5. Other upcoming developments / direction of travel
As set out above, the CCTS is proposed to be implemented soon and will involve the development of methodologies for estimation of carbon emissions reductions. Separately, guidelines to monitor, report and verify emissions are also proposed to be formulated.
C. Greenwashing risks
1. Are there any recent examples of legal proceedings, regulatory actions or investigations against or into greenwashing in your jurisdiction?
2. Are there any laws or regulations specifically dealing with greenwashing?

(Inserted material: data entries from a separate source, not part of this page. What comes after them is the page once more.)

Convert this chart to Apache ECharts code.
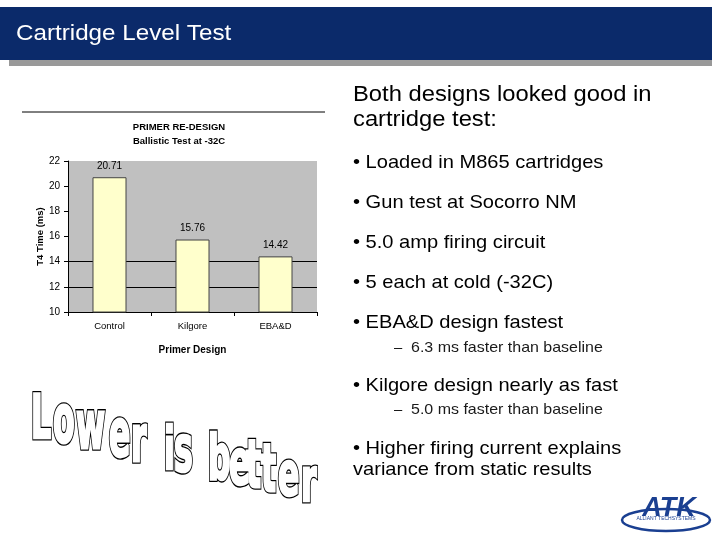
<!DOCTYPE html>
<html>
<head>
<meta charset="utf-8">
<script src="https://cdn.jsdelivr.net/npm/echarts@6/dist/echarts.min.js"></script>
<style>
html,body{margin:0;padding:0;background:#fff;}
#c{width:720px;height:540px;}
</style>
</head>
<body>
<div id="c"></div>
<script>
// ---- data ----
const categories = ['Control', 'Kilgore', 'EBA&D'];
const t4Times = [20.71, 15.76, 14.42];
const yMin = 10, yMax = 22, yInterval = 2;
const visibleGridValues = [12, 14];
const slideTitle = 'Cartridge Level Test';
const chartTitleLines = ['PRIMER RE-DESIGN', 'Ballistic Test at -32C'];
const headingLines = ['Both designs looked good in', 'cartridge test:'];
const bulletItems = [
  ['• Loaded in M865 cartridges', 1],
  ['• Gun test at Socorro NM', 1],
  ['• 5.0 amp firing circuit', 1],
  ['• 5 each at cold (-32C)', 1],
  ['• EBA&D design fastest', 1],
  ['6.3 ms faster than baseline', 2],
  ['• Kilgore design nearly as fast', 1],
  ['5.0 ms faster than baseline', 2],
  ['• Higher firing current explains', 1],
  ['variance from static results', 1]
];
const wordArt = 'Lower is better';

// ---- layout helpers (positions only) ----
const bulletY = [163, 203, 243, 283, 323, 348, 386, 410, 449, 470];
const letterX = [31, 53, 76, 109, 131, null, 164, 174, null, 208, 229, 246, 261, 278, 301];
const tallScaleY = {L: 1.72, i: 1.7, b: 1.76, t: 1.9};

const chart = echarts.init(document.getElementById('c'), null, {renderer: 'canvas'});
const FONT = 'Liberation Sans, Arial, sans-serif';
const SX = 1.08;

const graphics = [];
// title bar shadow + band
graphics.push({type: 'rect', shape: {x: 9, y: 60, width: 703, height: 6}, style: {fill: '#999999'}, z: 1});
graphics.push({type: 'rect', shape: {x: 0, y: 7, width: 712, height: 53}, style: {fill: '#0b2a6a'}, z: 2});
graphics.push({type: 'text', x: 16, y: 34, scaleX: 1.1, style: {text: slideTitle, fill: '#ffffff', font: '22px ' + FONT, textVerticalAlign: 'middle'}, z: 3});
// chart top rule
graphics.push({type: 'line', shape: {x1: 22, y1: 112, x2: 325, y2: 112}, style: {stroke: '#000', lineWidth: 1}});
// right text
headingLines.forEach((t, i) => {
  graphics.push({type: 'text', x: 353, y: [95, 120][i], scaleX: SX, style: {text: t, fill: '#000', font: '22px ' + FONT, textVerticalAlign: 'middle'}});
});
bulletItems.forEach((b, i) => {
  const lvl2 = b[1] === 2;
  if (lvl2) {
    graphics.push({type: 'text', x: 394, y: bulletY[i], style: {text: '–', fill: '#1a1a1a', font: '14.8px ' + FONT, textVerticalAlign: 'middle'}});
    graphics.push({type: 'text', x: 411, y: bulletY[i], scaleX: SX,
      style: {text: b[0], fill: '#1a1a1a', font: '14.8px ' + FONT, textVerticalAlign: 'middle'}});
  } else {
    graphics.push({type: 'text', x: 353, y: bulletY[i], scaleX: SX,
      style: {text: b[0], fill: '#000', font: '18.6px ' + FONT, textVerticalAlign: 'middle'}});
  }
});
// "Lower is better" word art: black outline layer then white emboldened layer
const WA_FONT = 'bold 35px "DejaVu Sans Condensed", "DejaVu Sans", sans-serif';
for (let i = 0; i < wordArt.length; i++) {
  const ch = wordArt[i];
  if (ch === ' ') continue;
  const x = letterX[i];
  const s = tallScaleY[ch] || (1.92 - (x - 30) * 0.0007);
  const bottom = 443 + (x + 8 - 40) * 0.233;
  const y = bottom + 5.5 * s;
  graphics.push({type: 'text', x: x, y: y, scaleY: s, z: 10,
    style: {text: ch, fill: '#000', stroke: '#000', lineWidth: 3.0, lineJoin: 'round',
      font: WA_FONT, textAlign: 'left', textVerticalAlign: 'bottom'}});
  graphics.push({type: 'text', x: x, y: y, scaleY: s, z: 11,
    style: {text: ch, fill: '#fff', stroke: '#fff', lineWidth: 1.5, lineJoin: 'round',
      font: WA_FONT, textAlign: 'left', textVerticalAlign: 'bottom'}});
}
// ATK logo
graphics.push({type: 'ellipse', shape: {cx: 666, cy: 520, rx: 44, ry: 11}, style: {fill: 'none', stroke: '#1a3f91', lineWidth: 2.5}});
graphics.push({type: 'rect', shape: {x: 633, y: 514, width: 66, height: 9}, style: {fill: '#fff'}});
graphics.push({type: 'text', x: 669, y: 509, style: {text: 'ATK', fill: '#1a3f91', font: 'italic bold 27px ' + FONT, textAlign: 'center', textVerticalAlign: 'middle'}});
graphics.push({type: 'text', x: 666, y: 519, style: {text: 'ALLIANT TECHSYSTEMS', fill: '#1a3f91', font: '5px ' + FONT, textAlign: 'center', textVerticalAlign: 'middle'}});

chart.setOption({
  animation: false,
  backgroundColor: '#ffffff',
  title: {
    text: chartTitleLines.join('\n'),
    left: 174, top: 115, textAlign: 'center',
    textStyle: {fontFamily: FONT, fontSize: 9.5, fontWeight: 'bold', color: '#000', lineHeight: 14}
  },
  grid: {left: 68, right: 403, top: 161, bottom: 228, show: true, backgroundColor: '#c0c0c0', borderWidth: 0},
  xAxis: {
    type: 'category', data: categories,
    name: 'Primer Design', nameLocation: 'middle', nameGap: 33,
    nameTextStyle: {fontFamily: FONT, fontSize: 10, fontWeight: 'bold', color: '#000'},
    axisLine: {lineStyle: {color: '#000', width: 1}},
    axisTick: {show: true, length: 4, lineStyle: {color: '#000'}},
    axisLabel: {fontFamily: FONT, fontSize: 9.5, color: '#000', margin: 9}
  },
  yAxis: {
    type: 'value', min: yMin, max: yMax, interval: yInterval,
    name: 'T4 Time (ms)', nameLocation: 'middle', nameGap: 22,
    nameTextStyle: {fontFamily: FONT, fontSize: 9.5, fontWeight: 'bold', color: '#000'},
    axisLine: {show: true, lineStyle: {color: '#000', width: 1}},
    axisTick: {show: true, length: 4, lineStyle: {color: '#000'}},
    axisLabel: {fontFamily: FONT, fontSize: 10, color: '#000', margin: 8},
    splitLine: {show: false}
  },
  series: [
    {
      type: 'line', data: [], z: 1, silent: true,
      markLine: {
        z: 1, silent: true, symbol: 'none', label: {show: false},
        lineStyle: {color: '#000', type: 'solid', width: 1},
        data: visibleGridValues.map(v => ({yAxis: v}))
      }
    },
    {
      type: 'bar', data: t4Times, z: 3, barWidth: '41%',
      itemStyle: {color: '#ffffcc', borderColor: '#444', borderWidth: 1},
      label: {show: true, position: 'top', distance: 6, fontFamily: FONT, fontSize: 10, color: '#000',
        formatter: p => p.value.toFixed(2)}
    }
  ],
  graphic: graphics
});
</script>
</body>
</html>
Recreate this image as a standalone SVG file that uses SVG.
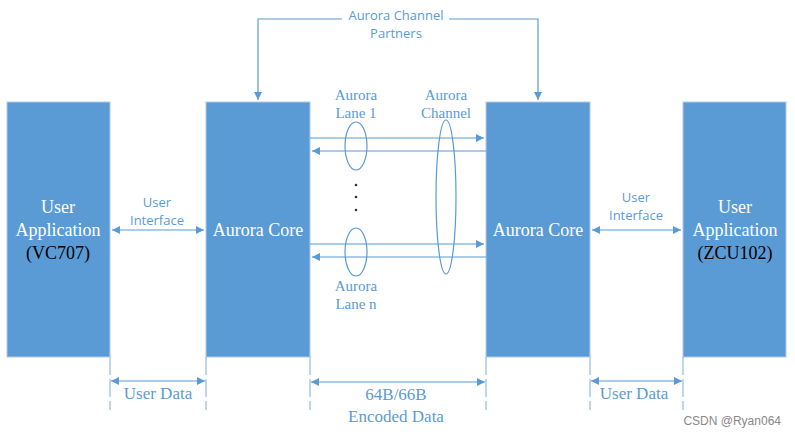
<svg xmlns="http://www.w3.org/2000/svg" width="795" height="437" viewBox="0 0 795 437">
<defs>
<marker id="a" viewBox="0 0 10 10" refX="10" refY="5" markerWidth="10" markerHeight="8" markerUnits="userSpaceOnUse" orient="auto-start-reverse"><path d="M0,0L10,5L0,10z" fill="#5b9bd5"/></marker>
<style>
.box{fill:#5b9bd5;stroke:#b4c7e7;stroke-width:1}
.bt{font-family:"Liberation Serif",serif;font-size:18px;fill:#fff;text-anchor:middle}
.lt{font-family:"Liberation Serif",serif;font-size:15px;fill:#5b9bd5;text-anchor:middle}
.ls{font-family:"Open Sans","Noto Sans",sans-serif;font-size:13px;fill:#5b9bd5;text-anchor:middle}
.ln{stroke:#5b9bd5;stroke-width:1.2;fill:none}
</style>
</defs>
<rect width="795" height="437" fill="#fff"/>
<g id="n1"><rect class="box" x="7" y="102" width="103" height="255"/><text class="bt" x="58" y="213">User</text><text class="bt" x="58" y="236">Application</text><text class="bt" x="58" y="259" style="fill:#000">(VC707)</text></g>
<g id="n2"><rect class="box" x="206" y="102" width="104" height="255"/><text class="bt" x="258" y="236">Aurora Core</text></g>
<g id="n3"><rect class="box" x="486" y="102" width="104" height="255"/><text class="bt" x="538" y="236">Aurora Core</text></g>
<g id="n4"><rect class="box" x="683" y="102" width="103" height="255"/><text class="bt" x="735" y="213">User</text><text class="bt" x="735" y="236">Application</text><text class="bt" x="735" y="259" style="fill:#000">(ZCU102)</text></g>
<g id="connectors">
<path class="ln" d="M342,19H258V100" marker-end="url(#a)"/>
<path class="ln" d="M449,19H538V100" marker-end="url(#a)"/>
<text class="ls" x="396" y="20">Aurora Channel</text><text class="ls" x="396" y="38">Partners</text>
<line class="ln" x1="112" y1="230" x2="204" y2="230" marker-start="url(#a)" marker-end="url(#a)"/>
<text class="ls" x="157" y="207">User</text><text class="ls" x="157" y="225">Interface</text>
<line class="ln" x1="592" y1="230" x2="681" y2="230" marker-start="url(#a)" marker-end="url(#a)"/>
<text class="ls" x="636" y="202">User</text><text class="ls" x="636" y="220">Interface</text>
<line class="ln" x1="310" y1="138" x2="484" y2="138" marker-end="url(#a)"/>
<line class="ln" x1="486" y1="151" x2="312" y2="151" marker-end="url(#a)"/>
<line class="ln" x1="310" y1="244" x2="484" y2="244" marker-end="url(#a)"/>
<line class="ln" x1="486" y1="257" x2="312" y2="257" marker-end="url(#a)"/>
<ellipse class="ln" cx="356" cy="146" rx="11" ry="24"/>
<ellipse class="ln" cx="356" cy="252" rx="11" ry="24"/>
<ellipse class="ln" cx="446" cy="197" rx="10" ry="77"/>
<circle cx="356" cy="185" r="1.3" fill="#333"/><circle cx="356" cy="197" r="1.3" fill="#333"/><circle cx="356" cy="210" r="1.3" fill="#333"/>
<text class="lt" x="356" y="100">Aurora</text><text class="lt" x="356" y="118">Lane 1</text>
<text class="lt" x="446" y="100">Aurora</text><text class="lt" x="446" y="118">Channel</text>
<text class="lt" x="356" y="291">Aurora</text><text class="lt" x="356" y="309">Lane n</text>
<g stroke="#5b9bd5" stroke-width="0.8" stroke-dasharray="18,4">
<line x1="110" y1="357" x2="110" y2="410"/><line x1="206" y1="357" x2="206" y2="410"/>
<line x1="310" y1="357" x2="310" y2="410"/><line x1="486" y1="357" x2="486" y2="410"/>
<line x1="590" y1="357" x2="590" y2="410"/><line x1="683" y1="357" x2="683" y2="410"/>
</g>
<line class="ln" x1="111" y1="381" x2="205" y2="381" marker-start="url(#a)" marker-end="url(#a)"/>
<line class="ln" x1="311" y1="382" x2="485" y2="382" marker-start="url(#a)" marker-end="url(#a)"/>
<line class="ln" x1="591" y1="381" x2="682" y2="381" marker-start="url(#a)" marker-end="url(#a)"/>
<text class="lt" x="158" y="399" style="font-size:17px">User Data</text>
<text class="lt" x="396" y="400" style="font-size:17px">64B/66B</text>
<text class="lt" x="396" y="422" style="font-size:17px">Encoded Data</text>
<text class="lt" x="634" y="399" style="font-size:17px">User Data</text>
</g>
<text x="781" y="425" font-family="Liberation Sans,sans-serif" font-size="12" fill="#888" text-anchor="end">CSDN @Ryan064</text>
</svg>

No, but some guidance does exist.
For instance, the SEBI has introduced stringent disclosure requirements (under its Circular dated 3 February 2023, “Dos and Donts Related to Green Debt Securities to Avoid Occurrences of Greenwashing”) for issuers of green debt securities, such as continuous monitoring, prohibition of utilisation of funds for non-green purposes, prohibition of misleading labels and highlighting green practices while hiding unfavourable information.
3. What are the likely grounds on which such proceedings, action or investigations can be instigated?
Likely grounds include:
(a) Failure to meet disclosure requirements under securities laws and regulations – e.g. providing materially false or misleading information in listing documents or other corporate and ESG disclosure documents such as the BRSR.
(b) Breaches of directors’ duties – e.g. Section 166 of the (Indian) Companies Act, 2013 requiring a director to act in the best interests of the company and towards protection of the environment.
(c) Claims for misrepresentation, misleading or false advertisement.
There are also risks of regulatory enforcement, for example, under codes / guidance issued by financial regulators on green debt securities and requirements on ESG disclosures.
4. Other upcoming developments / direction of travel
Presently, there have been no noteworthy greenwashing claims in India, however, this is expected to increase as reporting requirements become more robust and the sense of urgency on sustainability continues to grow.